A new system design and a method to estimate and classify small waste containers is presented. A homogenous radioactive waste, placed in these small containers. Each container activity needs to be assessed in order to classify its activity level, e.g. Very Low-Level Waste etc. We propose a measurement system in the shape of a rectangular box made of several plates of scintillator detectors. The waste-container is placed inside the scintillators box to measure the emitted Gamma-photons. This detection configuration is the most efficient due to the full 4π coverage of the radioactive material with detectors. In this configuration the photons count rate is not affected by the 1/R2, since all photons emitted from the radioactive material and not absorbed by the container matrix reach the detectors. These photons are counted with high efficiency if the scintillator is thick enough relative to the emitted photons energies. The total count rate is predominantly affected by the matrix attenuation due to absorption and scattering.

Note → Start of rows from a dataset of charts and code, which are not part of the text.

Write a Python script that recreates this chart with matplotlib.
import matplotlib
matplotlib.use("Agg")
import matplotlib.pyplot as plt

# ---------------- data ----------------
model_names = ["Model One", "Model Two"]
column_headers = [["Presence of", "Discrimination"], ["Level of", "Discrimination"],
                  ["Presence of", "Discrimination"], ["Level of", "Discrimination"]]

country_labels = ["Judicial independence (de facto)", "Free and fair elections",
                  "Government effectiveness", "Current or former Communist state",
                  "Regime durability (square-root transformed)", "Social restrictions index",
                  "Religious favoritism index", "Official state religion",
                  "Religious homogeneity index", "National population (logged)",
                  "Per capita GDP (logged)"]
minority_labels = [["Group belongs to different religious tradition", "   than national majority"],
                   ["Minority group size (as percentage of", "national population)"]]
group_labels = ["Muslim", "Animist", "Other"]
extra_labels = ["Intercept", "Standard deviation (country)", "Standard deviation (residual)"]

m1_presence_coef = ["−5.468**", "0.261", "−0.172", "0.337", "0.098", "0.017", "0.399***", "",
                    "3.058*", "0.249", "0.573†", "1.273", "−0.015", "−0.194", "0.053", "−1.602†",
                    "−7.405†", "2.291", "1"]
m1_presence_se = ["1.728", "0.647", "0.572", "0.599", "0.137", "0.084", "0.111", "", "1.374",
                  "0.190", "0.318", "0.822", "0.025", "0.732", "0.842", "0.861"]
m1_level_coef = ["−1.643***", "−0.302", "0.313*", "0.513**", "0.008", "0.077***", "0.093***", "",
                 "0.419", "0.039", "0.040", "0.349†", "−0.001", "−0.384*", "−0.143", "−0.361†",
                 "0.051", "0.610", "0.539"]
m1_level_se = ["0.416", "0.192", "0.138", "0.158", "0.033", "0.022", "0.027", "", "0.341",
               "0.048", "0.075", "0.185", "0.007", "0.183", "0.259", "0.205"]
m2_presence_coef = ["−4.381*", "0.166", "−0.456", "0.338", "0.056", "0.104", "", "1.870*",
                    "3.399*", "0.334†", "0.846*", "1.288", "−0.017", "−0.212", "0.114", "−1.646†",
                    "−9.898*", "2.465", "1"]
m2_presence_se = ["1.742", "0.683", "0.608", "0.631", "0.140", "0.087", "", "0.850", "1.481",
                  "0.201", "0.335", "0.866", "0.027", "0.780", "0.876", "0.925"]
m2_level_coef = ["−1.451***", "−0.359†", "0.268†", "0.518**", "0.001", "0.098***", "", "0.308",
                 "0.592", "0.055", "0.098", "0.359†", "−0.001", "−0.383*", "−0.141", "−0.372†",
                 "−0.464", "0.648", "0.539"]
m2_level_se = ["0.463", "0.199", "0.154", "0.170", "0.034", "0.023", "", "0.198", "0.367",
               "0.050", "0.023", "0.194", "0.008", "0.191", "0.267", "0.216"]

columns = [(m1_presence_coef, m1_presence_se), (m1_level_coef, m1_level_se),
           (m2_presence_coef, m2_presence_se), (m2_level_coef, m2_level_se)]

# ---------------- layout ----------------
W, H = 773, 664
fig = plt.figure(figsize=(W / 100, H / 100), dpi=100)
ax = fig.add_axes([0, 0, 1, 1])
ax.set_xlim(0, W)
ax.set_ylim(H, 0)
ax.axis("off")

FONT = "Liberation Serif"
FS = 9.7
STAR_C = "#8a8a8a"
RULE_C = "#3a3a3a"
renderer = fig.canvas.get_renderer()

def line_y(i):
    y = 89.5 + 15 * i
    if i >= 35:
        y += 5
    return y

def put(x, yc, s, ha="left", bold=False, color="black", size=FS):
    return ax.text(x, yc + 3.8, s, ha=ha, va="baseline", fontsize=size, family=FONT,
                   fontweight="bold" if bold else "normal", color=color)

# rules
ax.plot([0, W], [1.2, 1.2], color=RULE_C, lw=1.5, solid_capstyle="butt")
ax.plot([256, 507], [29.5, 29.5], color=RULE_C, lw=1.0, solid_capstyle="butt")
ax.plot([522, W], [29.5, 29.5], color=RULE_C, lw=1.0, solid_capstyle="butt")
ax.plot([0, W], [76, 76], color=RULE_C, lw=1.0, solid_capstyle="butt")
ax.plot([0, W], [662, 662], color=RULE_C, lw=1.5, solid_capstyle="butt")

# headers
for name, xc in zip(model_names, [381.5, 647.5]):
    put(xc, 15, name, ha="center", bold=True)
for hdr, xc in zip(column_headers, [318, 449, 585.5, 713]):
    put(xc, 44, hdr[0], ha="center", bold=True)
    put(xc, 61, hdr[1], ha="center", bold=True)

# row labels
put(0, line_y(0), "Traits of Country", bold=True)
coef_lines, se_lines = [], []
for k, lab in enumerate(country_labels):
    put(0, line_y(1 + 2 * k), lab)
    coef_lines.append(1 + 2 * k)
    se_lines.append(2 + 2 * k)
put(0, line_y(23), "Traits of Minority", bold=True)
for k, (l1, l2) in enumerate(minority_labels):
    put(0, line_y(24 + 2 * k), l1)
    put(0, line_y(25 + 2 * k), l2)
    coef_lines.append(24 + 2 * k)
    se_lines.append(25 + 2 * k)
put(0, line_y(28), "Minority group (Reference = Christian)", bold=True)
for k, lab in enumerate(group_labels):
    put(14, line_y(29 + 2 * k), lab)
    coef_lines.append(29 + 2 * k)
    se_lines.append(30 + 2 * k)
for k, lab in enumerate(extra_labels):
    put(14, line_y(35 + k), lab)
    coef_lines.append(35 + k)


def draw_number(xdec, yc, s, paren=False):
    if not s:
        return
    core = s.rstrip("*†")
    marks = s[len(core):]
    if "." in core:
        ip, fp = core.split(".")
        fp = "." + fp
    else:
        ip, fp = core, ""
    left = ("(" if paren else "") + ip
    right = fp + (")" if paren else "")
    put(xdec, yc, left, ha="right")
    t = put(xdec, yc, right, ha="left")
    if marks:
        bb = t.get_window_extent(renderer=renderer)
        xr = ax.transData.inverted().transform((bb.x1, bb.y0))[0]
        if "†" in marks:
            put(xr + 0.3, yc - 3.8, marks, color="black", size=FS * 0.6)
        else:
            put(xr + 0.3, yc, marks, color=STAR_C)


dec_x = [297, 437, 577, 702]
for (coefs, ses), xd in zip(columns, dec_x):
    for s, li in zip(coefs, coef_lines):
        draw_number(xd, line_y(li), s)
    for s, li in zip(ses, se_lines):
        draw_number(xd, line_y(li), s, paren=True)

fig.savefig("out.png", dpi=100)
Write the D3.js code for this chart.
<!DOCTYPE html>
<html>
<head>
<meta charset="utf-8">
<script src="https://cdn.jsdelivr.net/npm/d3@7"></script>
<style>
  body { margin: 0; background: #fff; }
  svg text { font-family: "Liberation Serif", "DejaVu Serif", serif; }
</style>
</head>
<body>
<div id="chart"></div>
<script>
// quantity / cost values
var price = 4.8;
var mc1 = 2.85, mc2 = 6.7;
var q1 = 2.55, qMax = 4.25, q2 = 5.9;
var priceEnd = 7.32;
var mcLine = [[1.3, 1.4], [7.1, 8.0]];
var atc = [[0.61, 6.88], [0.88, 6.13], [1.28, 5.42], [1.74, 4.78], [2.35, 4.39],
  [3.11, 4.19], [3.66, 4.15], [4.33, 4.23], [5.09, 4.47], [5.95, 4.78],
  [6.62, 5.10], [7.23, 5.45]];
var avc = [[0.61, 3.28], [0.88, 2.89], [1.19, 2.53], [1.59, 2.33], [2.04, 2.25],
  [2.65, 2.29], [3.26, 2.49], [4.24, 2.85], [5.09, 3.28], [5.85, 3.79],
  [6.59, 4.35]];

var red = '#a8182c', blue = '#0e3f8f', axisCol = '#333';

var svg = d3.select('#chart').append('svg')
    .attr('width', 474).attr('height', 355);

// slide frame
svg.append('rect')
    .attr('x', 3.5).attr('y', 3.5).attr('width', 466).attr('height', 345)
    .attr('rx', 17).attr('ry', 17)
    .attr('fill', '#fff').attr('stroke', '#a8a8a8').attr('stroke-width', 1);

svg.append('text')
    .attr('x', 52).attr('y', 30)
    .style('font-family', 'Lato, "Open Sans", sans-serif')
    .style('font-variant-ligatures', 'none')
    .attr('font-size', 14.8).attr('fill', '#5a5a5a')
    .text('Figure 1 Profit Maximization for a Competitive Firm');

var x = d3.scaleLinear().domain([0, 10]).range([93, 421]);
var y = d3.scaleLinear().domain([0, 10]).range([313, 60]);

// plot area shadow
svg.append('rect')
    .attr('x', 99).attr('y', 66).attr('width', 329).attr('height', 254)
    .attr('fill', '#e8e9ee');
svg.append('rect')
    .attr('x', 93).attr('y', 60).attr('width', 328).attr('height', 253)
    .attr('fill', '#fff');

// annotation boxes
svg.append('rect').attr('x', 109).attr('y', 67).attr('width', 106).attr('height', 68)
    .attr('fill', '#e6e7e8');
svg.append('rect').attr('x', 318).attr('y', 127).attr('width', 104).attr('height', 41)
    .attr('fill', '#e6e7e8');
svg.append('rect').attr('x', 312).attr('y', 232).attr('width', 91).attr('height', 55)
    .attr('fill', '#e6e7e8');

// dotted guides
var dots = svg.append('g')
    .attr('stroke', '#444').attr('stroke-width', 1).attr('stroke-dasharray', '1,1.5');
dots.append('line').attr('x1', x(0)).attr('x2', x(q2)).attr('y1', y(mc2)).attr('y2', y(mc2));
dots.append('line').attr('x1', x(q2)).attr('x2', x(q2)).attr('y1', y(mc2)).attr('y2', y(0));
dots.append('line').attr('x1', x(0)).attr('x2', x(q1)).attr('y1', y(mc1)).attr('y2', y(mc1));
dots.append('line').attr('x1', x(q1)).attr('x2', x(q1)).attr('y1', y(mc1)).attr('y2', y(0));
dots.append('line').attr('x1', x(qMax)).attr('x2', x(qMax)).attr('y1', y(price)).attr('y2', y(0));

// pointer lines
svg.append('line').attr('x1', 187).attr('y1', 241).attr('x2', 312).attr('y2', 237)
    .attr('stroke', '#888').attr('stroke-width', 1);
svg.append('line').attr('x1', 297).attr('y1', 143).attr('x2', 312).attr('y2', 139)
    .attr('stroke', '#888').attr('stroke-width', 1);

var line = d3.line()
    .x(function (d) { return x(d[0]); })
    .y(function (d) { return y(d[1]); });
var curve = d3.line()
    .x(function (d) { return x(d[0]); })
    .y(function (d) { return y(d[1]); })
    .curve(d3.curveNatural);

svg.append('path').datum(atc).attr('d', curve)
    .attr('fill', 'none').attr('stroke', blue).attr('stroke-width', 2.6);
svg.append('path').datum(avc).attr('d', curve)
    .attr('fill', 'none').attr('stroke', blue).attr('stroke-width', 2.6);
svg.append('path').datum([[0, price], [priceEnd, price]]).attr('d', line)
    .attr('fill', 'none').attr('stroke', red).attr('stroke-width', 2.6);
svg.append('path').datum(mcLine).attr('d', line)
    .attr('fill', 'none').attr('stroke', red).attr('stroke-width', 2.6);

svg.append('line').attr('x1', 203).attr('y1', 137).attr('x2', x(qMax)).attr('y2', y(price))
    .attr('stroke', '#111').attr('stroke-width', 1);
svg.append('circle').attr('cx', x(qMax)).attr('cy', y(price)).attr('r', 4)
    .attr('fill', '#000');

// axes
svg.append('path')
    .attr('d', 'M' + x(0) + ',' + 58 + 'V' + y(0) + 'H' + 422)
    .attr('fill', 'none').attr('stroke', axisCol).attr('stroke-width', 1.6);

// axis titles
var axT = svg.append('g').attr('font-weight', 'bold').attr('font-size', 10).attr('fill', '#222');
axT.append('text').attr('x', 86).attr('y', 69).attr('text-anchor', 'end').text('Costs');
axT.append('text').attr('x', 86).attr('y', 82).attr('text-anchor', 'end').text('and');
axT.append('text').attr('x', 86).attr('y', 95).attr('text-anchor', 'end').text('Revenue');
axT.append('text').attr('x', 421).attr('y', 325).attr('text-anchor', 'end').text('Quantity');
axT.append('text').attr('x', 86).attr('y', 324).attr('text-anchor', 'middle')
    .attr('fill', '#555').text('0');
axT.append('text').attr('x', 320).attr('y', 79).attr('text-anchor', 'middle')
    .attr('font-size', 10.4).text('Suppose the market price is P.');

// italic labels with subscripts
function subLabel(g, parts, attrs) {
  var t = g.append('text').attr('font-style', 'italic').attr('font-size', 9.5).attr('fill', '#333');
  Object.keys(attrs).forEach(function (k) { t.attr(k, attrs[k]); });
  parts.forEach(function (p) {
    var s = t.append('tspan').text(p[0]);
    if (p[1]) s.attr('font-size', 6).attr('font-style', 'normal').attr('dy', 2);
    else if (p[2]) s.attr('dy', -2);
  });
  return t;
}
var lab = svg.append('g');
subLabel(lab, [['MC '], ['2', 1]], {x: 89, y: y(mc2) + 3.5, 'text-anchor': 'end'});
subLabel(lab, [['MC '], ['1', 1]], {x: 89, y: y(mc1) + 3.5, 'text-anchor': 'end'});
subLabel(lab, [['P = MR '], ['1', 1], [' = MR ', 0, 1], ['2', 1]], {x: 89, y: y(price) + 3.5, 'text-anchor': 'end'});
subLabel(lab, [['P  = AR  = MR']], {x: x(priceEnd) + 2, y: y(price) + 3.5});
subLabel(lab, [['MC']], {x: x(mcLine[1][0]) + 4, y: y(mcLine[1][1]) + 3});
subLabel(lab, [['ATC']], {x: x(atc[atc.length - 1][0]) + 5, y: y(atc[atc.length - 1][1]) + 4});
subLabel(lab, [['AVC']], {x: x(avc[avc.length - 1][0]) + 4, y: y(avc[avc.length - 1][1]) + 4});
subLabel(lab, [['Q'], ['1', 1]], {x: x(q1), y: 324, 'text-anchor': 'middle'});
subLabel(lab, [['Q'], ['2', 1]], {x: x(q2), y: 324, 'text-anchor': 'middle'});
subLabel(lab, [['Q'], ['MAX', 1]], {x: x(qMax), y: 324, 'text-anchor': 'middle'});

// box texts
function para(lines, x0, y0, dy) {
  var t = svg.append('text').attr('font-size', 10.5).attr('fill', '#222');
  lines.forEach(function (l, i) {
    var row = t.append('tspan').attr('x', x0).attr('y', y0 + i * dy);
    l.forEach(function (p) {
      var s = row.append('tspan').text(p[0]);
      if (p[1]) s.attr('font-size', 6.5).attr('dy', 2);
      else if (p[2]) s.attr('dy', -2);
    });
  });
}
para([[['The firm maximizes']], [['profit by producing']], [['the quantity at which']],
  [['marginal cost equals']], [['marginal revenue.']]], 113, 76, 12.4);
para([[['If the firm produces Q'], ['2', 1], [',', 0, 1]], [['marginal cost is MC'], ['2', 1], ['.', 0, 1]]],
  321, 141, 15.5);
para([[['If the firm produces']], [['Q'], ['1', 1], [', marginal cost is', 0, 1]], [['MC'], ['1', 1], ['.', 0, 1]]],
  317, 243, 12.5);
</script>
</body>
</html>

To estimate the activity accurately, one needs to know the matrix attenuation and the spatial distribution of the radioactive material or 'hotspots' position. For known homogenous materials the attenuation can be estimated by weighting the container and calculating its density. Otherwise, we validate the homogeneity by measuring the attenuation along the three container axes using a collimated external source on one side and collimated detector on the other side.
When all the activity is emitted from a single concentrated source, in the center of the container, then the count rate of the detector is minimal due to the maximal attenuation. Any other source with the same activity in a different position or spatial distribution (such as several sources with the same total activity), will give a higher count rate. Thus, for a measured count rate and attenuation, if we assume that all photons were emitted from the center of the container, the estimate of the total container activity is the highest possible activity. In other words, the upper bound of the activity in the container is calculated by assuming a single source in the center of the container. Hence, a better estimation of the source spatial distribution will lower the upper bound of the activity estimation and will make it more accurate.
For a better spatial distribution estimation, we 'break' the box detector into many smaller detectors (pixels). For example, when each side is measured independently, it gives six detectors readings. If each face is divided into several pixels, then the fuller data will provide a better spatial estimation, and hence more accurate activity estimation. However, this leads to a more complex and expensive system. The purpose of this work is to find, using simulations, the relation between the number of pixels in the detection box, to the total activity estimation accuracy, for different attenuations (the medium type, density and energy emitted). The results will be used in the system prototype design in order to meet the requirement for the allowed activity estimation error.